Drazen era el “Genio de Sibenik”. Le dijeron que nunca podría jugar al baloncesto por disfunciones respiratorias y problemas en la cadera. Entonces, fue cuando, al estilo de Forrest Gump y en un alarde de superación, quiso estar presente en todas las fotos de los grandes momentos de este deporte en los años 80 y 90.
Drazen tenía una mirada quebradiza, un carácter enigmático y algo irritante. Era coger el balón de baloncesto y volverse desafiante, chulesco y descarado. Reinó, aún con derrotas y decepciones, el baloncesto europeo hasta perder la vida en una carretera alemana hace ahora 21 años.
Antes le dio tiempo incluso a chupar banquillo en Portland, a ser el líder de los Nets, a compartir vestuario con la leyenda (también desaparecida) Fernando Martín y a quedarse cada vez que acababan los entrenamientos una hora extra para seguir adiestrando su mortífero tiro con sesiones interminables. No, no defendía, pero a Drazen le daba igual.
Drazen perteneció a esa generación de jugadores yugoslavos (luego escindidos en croatas, serbios y montenegrinos) que se acercaban sigilosamente al nivel exhibido por los todopoderosos norteamericanos, con permiso de los no menos omnipotentes soviéticos. Su vida fue salvaje no por fumarse dos paquetes de tabaco como el primer Vlade Divac, con quien luego se enfrentó irremisiblemente como consecuencia de la Guerra de Bosnia, sino por no dejar nunca de ser alguien que quería ganar, después ganar y más tarde, seguir ganando.
Precisamente su tormentosa relación con el serbio Vlade es retratada magistralmente (desde el punto de vista de este, eso sí) en el imprescindible documental Hermanos y enemigos.
Nadie quería verle ni en pintura por su carácter engreído, a su lado Cristiano Ronaldo era un hermanito de la caridad. Ello hizo que muchos de sus futuros compañeros le jurasen odio eterno, pero a la vez tuviesen que aliarse con él tarde o temprano para lograr más títulos. Su efímero paso por España dejó dos títulos en el club de Concha Espina, pero para espinas… la de perder la Liga ante el eterno rival ese mismo año.

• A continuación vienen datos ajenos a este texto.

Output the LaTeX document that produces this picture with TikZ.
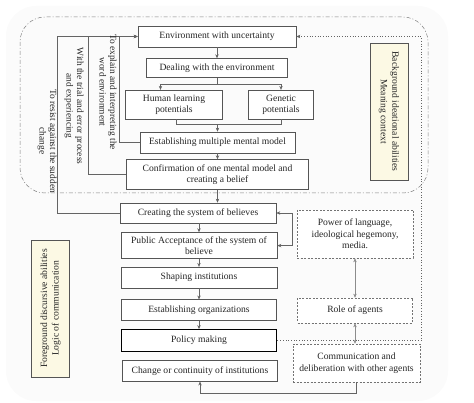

Antes de llegar el reto de la siempre atenta NBA, Petrovic dejó tras de sí la sensación de que jamás vaya a existir un jugador igual, con ese carisma, esa lengua fuera y esos malos modos que terminó moderando con el paso de los años. Su incansable y espartano trabajo hizo tumbar los argumentos de aquellos médicos que profetizaron el desastre de su motricidad, de los compañeros que creían que estaba “enfermo de basket” y de sus rivales que intentaban anularle de mil y una maneras. Él respondía con el puño en alto, gritando, haciendo saltos burlones y colmando su sed de vencer.
Los genios siempre tienen esa aura de misterio, sus declaraciones eran toda una demostración de lo que viene en llamarse coloquial “un flipado” de aquello que hace: “No me gusta humillar al contrario. Para mí, lo importante es ganar el partido y para conseguirlo utilizo todos los recursos legales a mi alcance”.

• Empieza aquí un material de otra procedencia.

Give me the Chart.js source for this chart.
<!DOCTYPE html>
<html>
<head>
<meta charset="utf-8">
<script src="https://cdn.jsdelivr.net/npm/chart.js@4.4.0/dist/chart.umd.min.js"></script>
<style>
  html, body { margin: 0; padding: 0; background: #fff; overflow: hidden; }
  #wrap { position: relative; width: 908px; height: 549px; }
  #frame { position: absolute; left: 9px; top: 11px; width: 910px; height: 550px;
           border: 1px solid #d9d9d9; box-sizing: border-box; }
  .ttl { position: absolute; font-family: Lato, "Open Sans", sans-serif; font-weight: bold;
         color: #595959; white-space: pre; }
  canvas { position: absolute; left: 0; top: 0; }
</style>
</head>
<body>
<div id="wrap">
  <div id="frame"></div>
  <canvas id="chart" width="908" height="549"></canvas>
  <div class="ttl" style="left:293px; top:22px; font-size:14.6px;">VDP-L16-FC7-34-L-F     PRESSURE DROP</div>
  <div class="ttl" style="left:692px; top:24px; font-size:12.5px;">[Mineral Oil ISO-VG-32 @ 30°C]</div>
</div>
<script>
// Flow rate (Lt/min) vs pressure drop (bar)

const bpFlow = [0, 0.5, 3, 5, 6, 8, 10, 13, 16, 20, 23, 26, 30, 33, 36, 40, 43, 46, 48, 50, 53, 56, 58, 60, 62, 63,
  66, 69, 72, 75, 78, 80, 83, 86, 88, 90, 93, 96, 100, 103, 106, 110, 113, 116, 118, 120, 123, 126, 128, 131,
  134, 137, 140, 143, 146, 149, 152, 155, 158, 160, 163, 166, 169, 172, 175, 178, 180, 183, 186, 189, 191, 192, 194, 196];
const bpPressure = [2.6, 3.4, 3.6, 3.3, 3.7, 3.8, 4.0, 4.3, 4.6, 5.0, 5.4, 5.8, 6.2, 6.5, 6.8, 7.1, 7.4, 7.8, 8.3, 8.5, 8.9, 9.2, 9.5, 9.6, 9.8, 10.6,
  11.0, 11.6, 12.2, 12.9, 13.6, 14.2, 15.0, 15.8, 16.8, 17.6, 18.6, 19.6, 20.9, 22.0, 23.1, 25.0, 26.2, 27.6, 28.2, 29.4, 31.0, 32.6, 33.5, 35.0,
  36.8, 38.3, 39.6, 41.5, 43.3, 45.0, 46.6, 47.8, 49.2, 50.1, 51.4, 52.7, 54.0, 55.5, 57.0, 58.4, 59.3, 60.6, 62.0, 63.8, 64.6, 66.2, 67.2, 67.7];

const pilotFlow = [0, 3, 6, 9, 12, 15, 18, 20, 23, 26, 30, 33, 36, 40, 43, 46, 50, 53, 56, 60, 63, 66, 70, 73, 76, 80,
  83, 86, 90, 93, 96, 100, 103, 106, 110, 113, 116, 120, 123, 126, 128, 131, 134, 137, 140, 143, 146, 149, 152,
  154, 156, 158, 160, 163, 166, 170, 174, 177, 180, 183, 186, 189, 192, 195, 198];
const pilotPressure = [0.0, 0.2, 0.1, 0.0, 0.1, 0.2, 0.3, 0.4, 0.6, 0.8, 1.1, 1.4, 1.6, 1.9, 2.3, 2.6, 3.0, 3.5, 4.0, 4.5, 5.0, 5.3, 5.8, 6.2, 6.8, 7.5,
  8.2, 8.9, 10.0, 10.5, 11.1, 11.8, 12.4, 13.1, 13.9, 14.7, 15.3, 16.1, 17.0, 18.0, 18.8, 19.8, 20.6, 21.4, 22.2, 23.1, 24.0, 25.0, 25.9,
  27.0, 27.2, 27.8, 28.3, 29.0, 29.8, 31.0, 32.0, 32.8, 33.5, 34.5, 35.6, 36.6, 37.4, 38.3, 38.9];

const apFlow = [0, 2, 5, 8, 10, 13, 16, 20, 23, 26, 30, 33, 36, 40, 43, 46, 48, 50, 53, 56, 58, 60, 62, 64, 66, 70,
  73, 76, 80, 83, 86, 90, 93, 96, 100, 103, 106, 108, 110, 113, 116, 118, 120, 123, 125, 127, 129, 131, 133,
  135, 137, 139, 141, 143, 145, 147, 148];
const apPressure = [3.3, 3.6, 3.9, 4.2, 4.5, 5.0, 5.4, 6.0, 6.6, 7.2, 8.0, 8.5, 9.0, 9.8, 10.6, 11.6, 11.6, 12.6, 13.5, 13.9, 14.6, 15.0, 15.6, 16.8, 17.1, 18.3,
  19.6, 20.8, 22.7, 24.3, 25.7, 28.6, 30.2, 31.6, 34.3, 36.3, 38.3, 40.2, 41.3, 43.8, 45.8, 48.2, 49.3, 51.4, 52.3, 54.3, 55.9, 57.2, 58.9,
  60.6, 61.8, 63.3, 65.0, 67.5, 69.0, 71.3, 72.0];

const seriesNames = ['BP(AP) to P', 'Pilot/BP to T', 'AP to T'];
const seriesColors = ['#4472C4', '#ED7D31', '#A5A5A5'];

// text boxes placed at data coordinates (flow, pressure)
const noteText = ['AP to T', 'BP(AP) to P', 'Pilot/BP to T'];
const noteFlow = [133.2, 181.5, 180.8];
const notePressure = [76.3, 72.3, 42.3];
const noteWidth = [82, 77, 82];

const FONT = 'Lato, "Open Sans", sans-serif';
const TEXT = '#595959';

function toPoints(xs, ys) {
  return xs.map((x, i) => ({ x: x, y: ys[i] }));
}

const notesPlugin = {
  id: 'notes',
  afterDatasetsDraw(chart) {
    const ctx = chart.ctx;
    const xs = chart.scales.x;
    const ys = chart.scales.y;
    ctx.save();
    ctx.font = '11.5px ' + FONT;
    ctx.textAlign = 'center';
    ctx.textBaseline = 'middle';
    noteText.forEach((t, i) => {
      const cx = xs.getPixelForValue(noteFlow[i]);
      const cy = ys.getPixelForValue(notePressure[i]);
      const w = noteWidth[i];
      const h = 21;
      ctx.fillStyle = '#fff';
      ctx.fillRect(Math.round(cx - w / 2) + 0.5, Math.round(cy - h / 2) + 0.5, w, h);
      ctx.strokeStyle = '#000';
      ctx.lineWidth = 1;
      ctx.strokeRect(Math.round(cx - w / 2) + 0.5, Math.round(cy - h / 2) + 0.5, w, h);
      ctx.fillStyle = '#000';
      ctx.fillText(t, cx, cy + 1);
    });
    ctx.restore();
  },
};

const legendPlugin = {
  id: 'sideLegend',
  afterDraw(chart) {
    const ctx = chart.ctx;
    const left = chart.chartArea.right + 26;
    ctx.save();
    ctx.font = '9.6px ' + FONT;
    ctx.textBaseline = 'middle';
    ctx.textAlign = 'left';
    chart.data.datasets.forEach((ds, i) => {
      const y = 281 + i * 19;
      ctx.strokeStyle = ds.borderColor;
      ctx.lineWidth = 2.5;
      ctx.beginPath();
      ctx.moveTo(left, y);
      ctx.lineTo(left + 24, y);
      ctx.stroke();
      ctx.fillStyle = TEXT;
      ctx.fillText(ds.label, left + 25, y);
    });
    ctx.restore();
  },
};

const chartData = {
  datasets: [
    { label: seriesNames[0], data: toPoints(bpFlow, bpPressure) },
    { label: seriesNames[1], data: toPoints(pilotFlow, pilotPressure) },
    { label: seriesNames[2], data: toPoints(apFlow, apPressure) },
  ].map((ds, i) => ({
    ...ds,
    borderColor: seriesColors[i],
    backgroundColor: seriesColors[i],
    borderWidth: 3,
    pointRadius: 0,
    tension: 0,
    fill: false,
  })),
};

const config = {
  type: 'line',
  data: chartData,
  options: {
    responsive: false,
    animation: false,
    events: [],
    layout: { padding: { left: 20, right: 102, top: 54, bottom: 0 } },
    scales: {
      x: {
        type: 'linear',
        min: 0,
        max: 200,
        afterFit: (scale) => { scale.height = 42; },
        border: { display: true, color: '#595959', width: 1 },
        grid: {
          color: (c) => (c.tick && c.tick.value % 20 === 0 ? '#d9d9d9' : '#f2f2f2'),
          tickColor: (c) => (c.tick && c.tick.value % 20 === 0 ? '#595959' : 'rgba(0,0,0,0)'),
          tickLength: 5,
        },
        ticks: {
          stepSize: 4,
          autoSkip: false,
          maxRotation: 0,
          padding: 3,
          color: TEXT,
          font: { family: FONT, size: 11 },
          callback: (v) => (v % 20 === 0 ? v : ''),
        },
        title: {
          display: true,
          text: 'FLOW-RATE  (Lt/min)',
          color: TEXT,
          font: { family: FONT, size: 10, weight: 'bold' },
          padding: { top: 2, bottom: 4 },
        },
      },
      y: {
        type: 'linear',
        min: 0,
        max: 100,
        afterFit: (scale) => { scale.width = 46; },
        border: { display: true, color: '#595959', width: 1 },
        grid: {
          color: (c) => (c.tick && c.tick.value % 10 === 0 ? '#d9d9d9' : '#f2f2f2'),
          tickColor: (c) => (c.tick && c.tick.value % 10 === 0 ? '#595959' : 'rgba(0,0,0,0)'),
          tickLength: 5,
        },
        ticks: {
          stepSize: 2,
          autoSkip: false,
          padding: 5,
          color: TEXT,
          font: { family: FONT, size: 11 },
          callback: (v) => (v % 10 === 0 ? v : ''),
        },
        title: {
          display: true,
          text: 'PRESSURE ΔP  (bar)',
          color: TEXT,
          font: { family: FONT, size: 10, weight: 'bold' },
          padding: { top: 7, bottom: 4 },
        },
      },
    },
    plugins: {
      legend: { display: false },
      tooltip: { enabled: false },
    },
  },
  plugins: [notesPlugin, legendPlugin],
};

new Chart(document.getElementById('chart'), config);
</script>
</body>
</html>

Cuando llegó a América se las tuvo tiesas con Rick Adelman, quien le hizo sacar lustre al banquillo jugando una final contra los Pistons, lo cual no hizo otra cosa que azuzar su ambición. Con 27 años recaló en los Nets, un club de inferior categoría, pero fue allí donde, apodado “Petro”, demostró esa capacidad ofensiva sin igual… Como aquella noche en la que anotó 44 puntos frente a los Houston Rockets y dijo que podría haber hecho lo que hubiera querido con su defensor, un desafortunado Vernon Maxwell.
No obstante, el reto en New Jersey había tocado a su fin por diferentes desavenencias y durante el verano en el que iba a decidir su futuro en la mejor liga del mundo, acudió a dar lo mejor de sí para competir con su Croacia recién constituida y dejó toda su grandeza en el asfalto de una carretera alemana en un infausto accidente junto a su novia y una baloncestista turca. Esa misma grandeza que jamás será olvidada porque no habrá nunca nadie como él.